Secrets to a Pro-Level Photo Analysis
Ready to go beyond the basics? After two decades of looking at everything from pristine show cars to farm trucks, I’ve learned a few tricks that separate a quick glance from a deep analysis.
- The “Too Clean” Engine Trap: This is my biggest pet peeve and a classic mistake to fall for. A seller who power-washes an engine right before listing it is often hiding something. A well-maintained engine will be relatively clean, but it won’t look like it just came from the factory. I’d rather see an engine with a year’s worth of honest dust than a suspiciously wet, unnaturally gleaming engine bay.
- Read the Plastic and Metal Finishes: Look at the black plastic parts, like the engine cover or air filter box. If they are faded to a chalky grey, the car has likely spent its entire life sitting out in the sun. This can lead to premature aging of rubber and plastic components. Similarly, look for rust on bolt heads or brackets, which can indicate the car came from a wet climate or an area that uses a lot of road salt.
- My “I Screwed This Up” Lesson: Early on, I ignored frayed wiring loom tape. I saw some black electrical tape that looked a bit messy near the firewall of a car I was considering. I figured it was nothing. It turned out to be a shoddy DIY repair of the engine wiring harness that caused intermittent electrical gremlins for years. Now, I always zoom in on wiring. If you see messy, non-factory-looking electrical tape or exposed wires, be very cautious.
- What You *Can’t* See Is Important: Remember, a photo can’t tell you how the car sounds or smells. It can’t tell you if there’s a slow leak that only shows up overnight. This visual inspection is a powerful screening tool to decide if a car is even worth seeing in person, not a replacement for a full pre-purchase inspection by a qualified mechanic.
Frequently Asked Questions
Can you really judge a car from just an engine picture?
You can’t make a final judgment, but you can absolutely disqualify a car.
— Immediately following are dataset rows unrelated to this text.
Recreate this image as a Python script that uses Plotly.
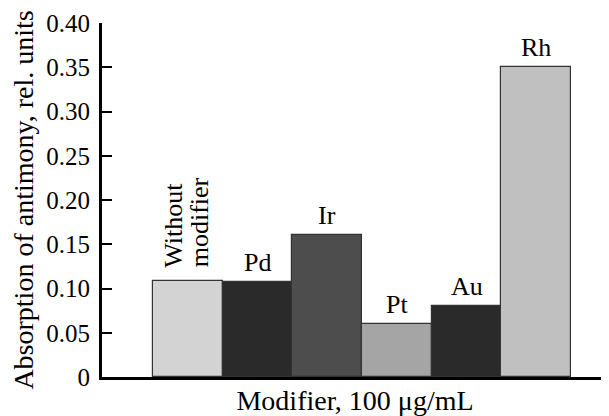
import plotly.graph_objects as go

categories = ["Without<br>modifier", "Pd", "Ir", "Pt", "Au", "Rh"]
values = [0.109, 0.107, 0.16, 0.06, 0.08, 0.35]
colors = ["#d3d3d3", "#2a2a2a", "#4d4d4d", "#a5a5a5", "#2a2a2a", "#c0c0c0"]
tick_vals = [0, 0.05, 0.10, 0.15, 0.20, 0.25, 0.30, 0.35, 0.40]
tick_text = ["0", "0.05", "0.10", "0.15", "0.20", "0.25", "0.30", "0.35", "0.40"]

FONT = "Liberation Serif, Times New Roman, serif"
xs = list(range(len(categories)))

fig = go.Figure(go.Bar(
    x=xs, y=values, width=1.0,
    marker=dict(color=colors, line=dict(color="#333333", width=1.2)),
    hoverinfo="skip",
))

for i, (c, v) in enumerate(zip(categories, values)):
    if i == 0:
        lines = c.split("<br>")
        for j, part in enumerate(lines):
            fig.add_annotation(x=i, y=v, text=part, showarrow=False, textangle=-90,
                               xanchor="center", yanchor="bottom", yshift=11,
                               xshift=-15 + 27 * j,
                               font=dict(family=FONT, size=26, color="black"))
    else:
        fig.add_annotation(x=i, y=v, text=c, showarrow=False,
                           yanchor="bottom", yshift=3, font=dict(family=FONT, size=26, color="black"))

# page body has an 8px margin, so the figure is offset by 8px; margins compensate
fig.update_layout(
    width=601, height=408,
    margin=dict(l=94, r=1, t=15, b=39, autoexpand=False),
    plot_bgcolor="white", paper_bgcolor="white",
    font=dict(family=FONT, size=25, color="black"),
    showlegend=False,
    bargap=0,
)
fig.update_xaxes(
    range=[-1.23, 6.03], showticklabels=False, ticks="", showgrid=False, zeroline=False,
    showline=True, linecolor="black", linewidth=3, automargin=False,
    title=dict(text="Modifier, 100 μg/mL", standoff=12, font=dict(family=FONT, size=28)),
)
fig.update_yaxes(
    range=[0, 0.4], tickvals=tick_vals, ticktext=tick_text, ticks="inside", ticklen=10,
    tickwidth=2, tickcolor="black", showgrid=False, zeroline=False,
    showline=True, linecolor="black", linewidth=3, automargin=False,
    ticklabelstandoff=4,
    title=dict(text="Absorption of antimony, rel. units", standoff=15, font=dict(family=FONT, size=28)),
    tickfont=dict(family=FONT, size=25),
)

fig.write_html("out.html")
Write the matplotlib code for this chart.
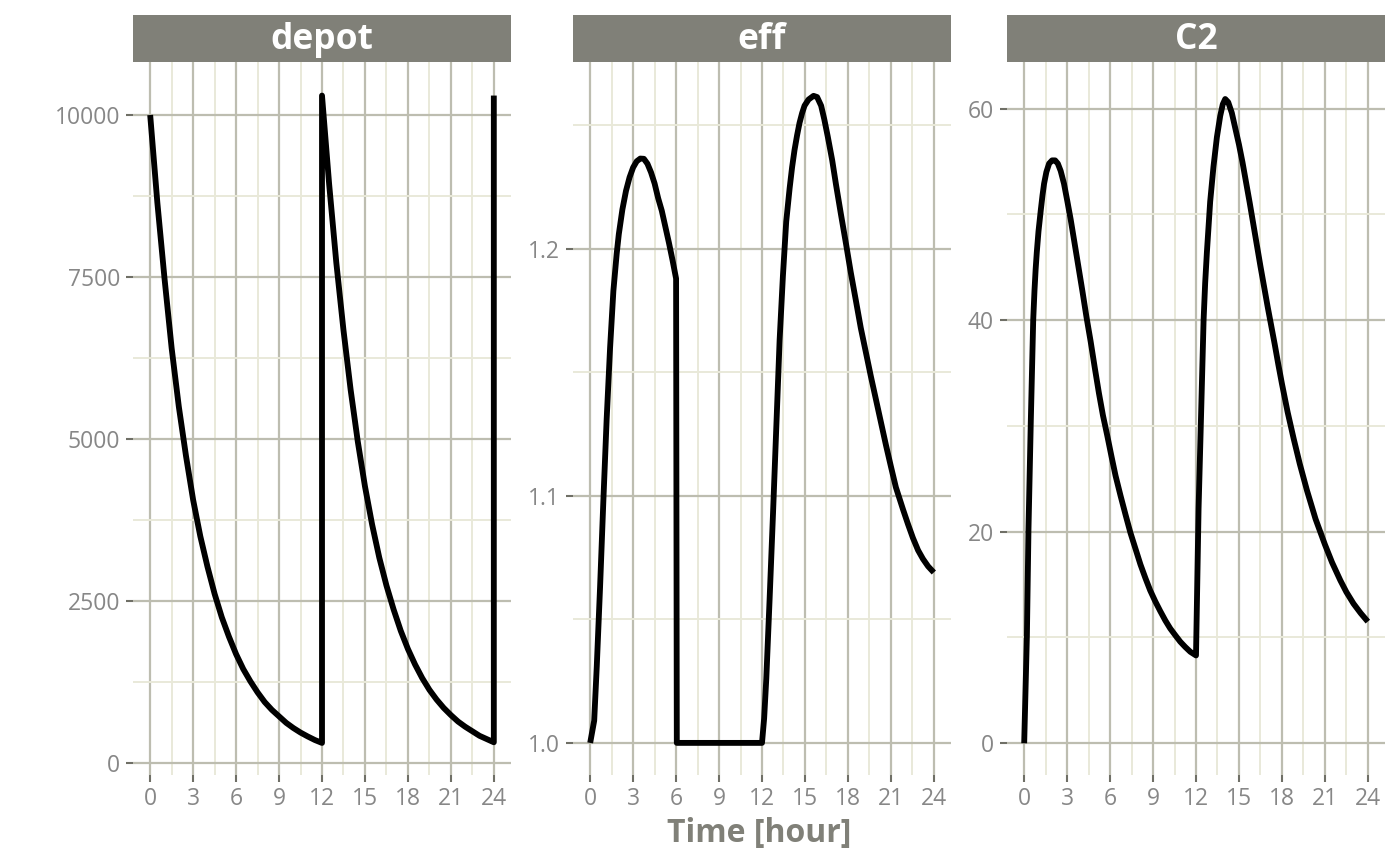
import matplotlib
matplotlib.use("Agg")
import matplotlib.pyplot as plt
from matplotlib.ticker import FixedLocator

plt.rcParams['font.family'] = ['Open Sans', 'DejaVu Sans']

# ---------------- data ----------------
depot_time = [0, 0.5, 1, 1.5, 2, 2.5, 3, 3.5, 4, 4.5, 5, 5.5, 6, 6.5, 7, 7.5, 8, 8.5, 9, 9.5, 10, 10.5, 11, 11.5, 12,
              12, 12.5, 13, 13.5, 14, 14.5, 15, 15.5, 16, 16.5, 17, 17.5, 18, 18.5, 19, 19.5, 20, 20.5, 21, 21.5,
              22, 22.5, 23, 23.5, 24,
              24]
depot_value = [10000, 8650, 7480, 6400, 5500, 4740, 4060, 3500, 3030, 2610, 2250, 1950, 1680, 1450, 1260, 1090, 940,
               820, 720, 620, 540, 470, 410, 355, 310,
               10300, 8930, 7720, 6680, 5760, 4960, 4270, 3680, 3170, 2740, 2370, 2040, 1760, 1520, 1310, 1130, 980,
               850, 740, 640, 560, 490, 420, 370, 320,
               10300]

eff_time = [0, 0.28, 0.46, 0.69, 0.92, 1.15, 1.39, 1.62, 1.85, 2.0, 2.25, 2.5, 2.75, 3.0, 3.25, 3.5, 3.75, 4.0,
            4.25, 4.5, 4.75, 5.0, 5.25, 5.5, 5.75, 6.0,
            6.05, 12.0,
            12.15, 12.30, 12.53, 12.77, 13.0, 13.23, 13.46, 13.69, 13.93, 14.1, 14.27, 14.45, 14.62, 14.8, 14.97,
            15.25, 15.6, 15.85, 16.13, 16.35, 16.59, 16.9, 17.17, 17.5, 17.87, 18.2, 18.56, 18.9, 19.26, 19.6,
            19.96, 20.3, 20.66, 21.0, 21.35, 21.85, 22.2, 22.54, 22.9, 23.24, 23.6, 24.0]
eff_value = [1.000, 1.009, 1.031, 1.063, 1.098, 1.131, 1.160, 1.183, 1.198, 1.206, 1.216, 1.2235, 1.229, 1.233,
             1.2355, 1.2366, 1.2365, 1.2345, 1.2310, 1.2265, 1.2205, 1.2155, 1.209, 1.2025, 1.1955, 1.188,
             1.000, 1.000,
             1.010, 1.026, 1.058, 1.093, 1.128, 1.163, 1.189, 1.211, 1.2246, 1.233, 1.240, 1.246, 1.251, 1.255,
             1.258, 1.2605, 1.262, 1.2615, 1.258, 1.2525, 1.2456, 1.236, 1.226, 1.2145, 1.202, 1.1905, 1.179, 1.168,
             1.158, 1.1485, 1.139, 1.130, 1.1205, 1.112, 1.1035, 1.0945, 1.0885, 1.083, 1.078, 1.0745, 1.0715, 1.069]

c2_time = [0, 0.19, 0.30, 0.46, 0.63, 0.72, 0.8, 0.88, 1.0, 1.16, 1.28, 1.39, 1.55, 1.74, 1.95, 2.16, 2.35, 2.55,
           2.78, 3.02, 3.25, 3.48, 3.77, 4.06, 4.35, 4.64, 4.93, 5.22, 5.5, 5.80, 6.1, 6.38, 6.73, 7.08, 7.42,
           7.77, 8.12, 8.47, 8.8, 9.16, 9.5, 9.86, 10.2, 10.56, 10.9, 11.25, 11.6, 12.0,
           12.18, 12.34, 12.53, 12.64, 12.76, 12.99, 13.22, 13.46, 13.69, 13.87, 14.04, 14.25, 14.5, 14.75, 15.0,
           15.25, 15.5, 15.75, 16.0, 16.25, 16.5, 16.75, 17.0, 17.25, 17.5, 17.75, 18.0, 18.4, 18.82, 19.25,
           19.75, 20.35, 21.0, 21.5, 22.08, 22.5, 23.0, 23.5, 24.0]
c2_value = [0, 10.2, 20.2, 30.3, 40.0, 42.8, 44.8, 46.4, 48.4, 50.4, 51.8, 52.9, 54.0, 54.8, 55.1, 55.1, 54.8, 54.1,
            52.9, 51.2, 49.5, 47.6, 45.2, 42.8, 40.3, 38.0, 35.5, 33.1, 31.0, 29.1, 27.1, 25.3, 23.4, 21.6, 19.9,
            18.4, 16.9, 15.6, 14.45, 13.4, 12.5, 11.6, 10.85, 10.2, 9.6, 9.1, 8.65, 8.3,
            22.2, 30.3, 40.0, 43.5, 46.4, 51.2, 54.5, 57.3, 59.3, 60.4, 60.9, 60.6, 59.6, 58.1, 56.6,
            54.9, 53.0, 51.1, 49.1, 47.1, 45.1, 43.2, 41.3, 39.5, 37.7, 35.8, 34.0, 31.3, 28.8, 26.4,
            23.9, 21.2, 18.8, 17.1, 15.4, 14.3, 13.2, 12.3, 11.5]

panel_names = ["depot", "eff", "C2"]
x_ticks = [0, 3, 6, 9, 12, 15, 18, 21, 24]
y_ticks = {
    "depot": [0, 2500, 5000, 7500, 10000],
    "eff": [1.0, 1.1, 1.2],
    "C2": [0, 20, 40, 60],
}
y_tick_labels = {
    "depot": ["0", "2500", "5000", "7500", "10000"],
    "eff": ["1.0", "1.1", "1.2"],
    "C2": ["0", "20", "40", "60"],
}
y_minor = {
    "depot": [1250, 3750, 6250, 8750],
    "eff": [1.05, 1.15, 1.25],
    "C2": [10, 30, 50],
}
x_label = "Time [hour]"

series = {
    "depot": (depot_time, depot_value),
    "eff": (eff_time, eff_value),
    "C2": (c2_time, c2_value),
}

# ---------------- style ----------------
W, H = 1400, 865
fig = plt.figure(figsize=(W / 100, H / 100), dpi=100)
fig.patch.set_facecolor("white")

major_col = "#bdbdb0"
minor_col = "#e9e9d9"
strip_col = "#808078"
text_col = "#878787"
tick_col = "#6f6f66"

panel_left_px = [133, 573, 1007]
panel_w_px = 378
panel_top_px = 62
panel_bot_px = 775
strip_top_px = 15

ylims = {
    "depot": (-185, 10818),
    "eff": (0.987, 1.2757),
    "C2": (-3.0, 64.4),
}

for name, lpx in zip(panel_names, panel_left_px):
    ax = fig.add_axes([lpx / W, 1 - panel_bot_px / H, panel_w_px / W, (panel_bot_px - panel_top_px) / H])
    ax.set_facecolor("none")
    t, v = series[name]
    ax.plot(t, v, color="black", lw=4.2, solid_joinstyle="round", solid_capstyle="butt", zorder=3)
    ax.set_xlim(-1.2, 25.2)
    ax.set_ylim(*ylims[name])
    ax.xaxis.set_major_locator(FixedLocator(x_ticks))
    ax.xaxis.set_minor_locator(FixedLocator([x + 1.5 for x in x_ticks[:-1]]))
    ax.yaxis.set_major_locator(FixedLocator(y_ticks[name]))
    ax.yaxis.set_minor_locator(FixedLocator(y_minor[name]))
    ax.set_xticklabels([str(x) for x in x_ticks])
    ax.set_yticklabels(y_tick_labels[name])
    ax.grid(which="major", color=major_col, lw=1.6, zorder=0)
    ax.grid(which="minor", color=minor_col, lw=1.4, zorder=0)
    ax.set_axisbelow(True)
    for s in ax.spines.values():
        s.set_visible(False)
    ax.tick_params(which="major", direction="out", length=5.3, width=1.5, color=tick_col,
                   labelcolor=text_col, labelsize=16.5, pad=3)
    ax.tick_params(axis="y", which="major", pad=4)
    ax.tick_params(which="minor", length=0)

    # strip
    sax = fig.add_axes([lpx / W, 1 - panel_top_px / H, panel_w_px / W, (panel_top_px - strip_top_px) / H])
    sax.set_facecolor(strip_col)
    sax.set_xticks([])
    sax.set_yticks([])
    for s in sax.spines.values():
        s.set_visible(False)
    sax.text(0.5, 0.47, name, ha="center", va="center", color="white",
             fontsize=25.5, fontweight="bold", transform=sax.transAxes)

fig.text(759 / W, 1 - 833 / H, x_label, ha="center", va="center",
         color=strip_col, fontsize=23, fontweight="bold")

fig.savefig("out.png", dpi=100)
An engine photo is an excellent first filter to spot major red flags of neglect or serious leaks, saving you a wasted trip.
What is the single biggest red flag to look for?
A “milky” or “chocolate milkshake” consistency on the underside of the oil filler cap (if visible) or any rainbow-colored sheen in puddles or on wet surfaces. Both suggest oil and coolant are mixing, which often means a catastrophic and expensive engine failure.
Does a dirty engine always mean it’s a bad car?
Not at all. An engine with dry dust and dirt is normal. The red flag is a thick layer of *oily* grime, which indicates active or old leaks that have never been addressed. Honest dust is fine; greasy filth is a warning.
How does this apply to Electric Vehicles (EVs)?
For an EV or hybrid, the ‘engine bay’ (often called a ‘frunk’ or power unit bay) is different but the principles apply. Look for coolant leaks (they still have cooling systems), signs of rodent damage to wiring, and the condition of the 12-volt battery terminals, which they still have.